En Chine, les pluies colorées par la poussière sont fréquentes ; les Chinois en distinguent deux sortes : la pluie jaune et la pluie noire, et ils pensent que ces poussières viennent des déserts de la Mongolie, du désert de Gobi en particulier. Du reste, les voyageurs qui ont parcouru l’Asie centrale ont souvent remarqué la formation de trombes de poussière qui sont violemment entraînées dans les airs pour retomber au bout d’un temps variable et à des distances souvent considérables, sous forme de pluies colorées, ou même de pluie sèche, de pluie de poussière sans adjonction d’eau. La composition même de ces poussières donne souvent le moyen de connaître exactement leur origine. Il en tombe parfois aux Açores et aux Canaries, et on serait tenté de leur attribuer une origine africaine et de penser qu’elles viennent du Sahara. Le raisonnement est juste dans certains cas : mais quand on trouve dans ces poussières des infusoires qui ne vivent que dans l’Amérique du Sud, comme Ta démontré Ehrenberg, il est difficile de ne pas admettre que ces poussières viennent des plaines de ce pays et des déserts qui s’y trouvent. La quantité de matières solides renfermées dans ces nuées est parfois très considérables : on a évalué le poids de la poussière tombée à Lyon, en 1846, à 7,200 quintaux.

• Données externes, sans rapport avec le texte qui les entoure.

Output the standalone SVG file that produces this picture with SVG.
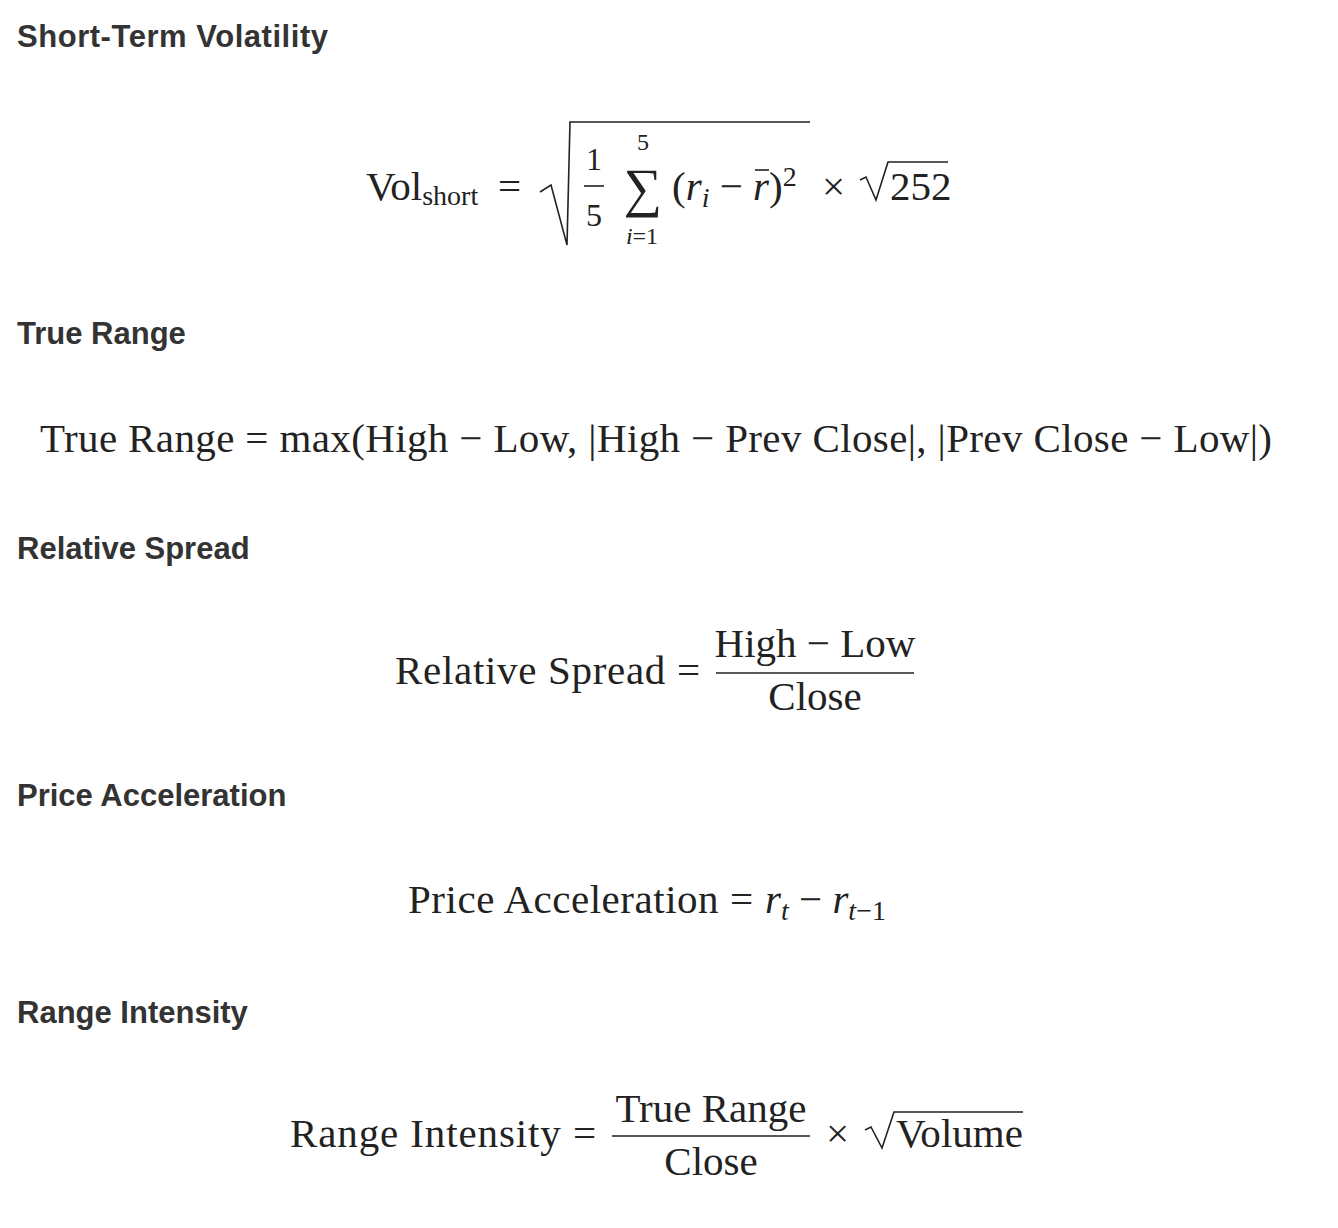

Ces pluies de poussière sont toutefois chose exceptionnelle, et si elles témoignent de la présence d’un grand nombre de parcelles dans l’atmosphère à certains momens, elles ne prouvent point que celle-ci en renferme normalement et en tout temps une quantité considérable. Pour s’assurer de l’existence normale de cette poussière, il n’est pas besoin d’expériences ou d’observations bien difficiles. Entrez dans la chambre la mieux tenue, la plus soigneusement balayée, où nul n’aura pénétré depuis des mois, si vous voulez. Elle a été close tout ce temps, et pourtant, sur chaque meuble, il y a une couche appréciable de poussière qui s’est infiltrée par les fentes des portes ou fenêtres. Entr’ouvrez une de celles-ci, et dans le rayon de soleil, vous verrez danser des milliers de parcelles lumineuses, surtout si vous faites quelques pas dans la chambre pour agiter l’air. Abandonnez en quelque lieu que ce soit un récipient ouvert plein d’eau distillée : au bout d’un temps variable, vous y verrez un sédiment qui est dû au dépôt de la poussière.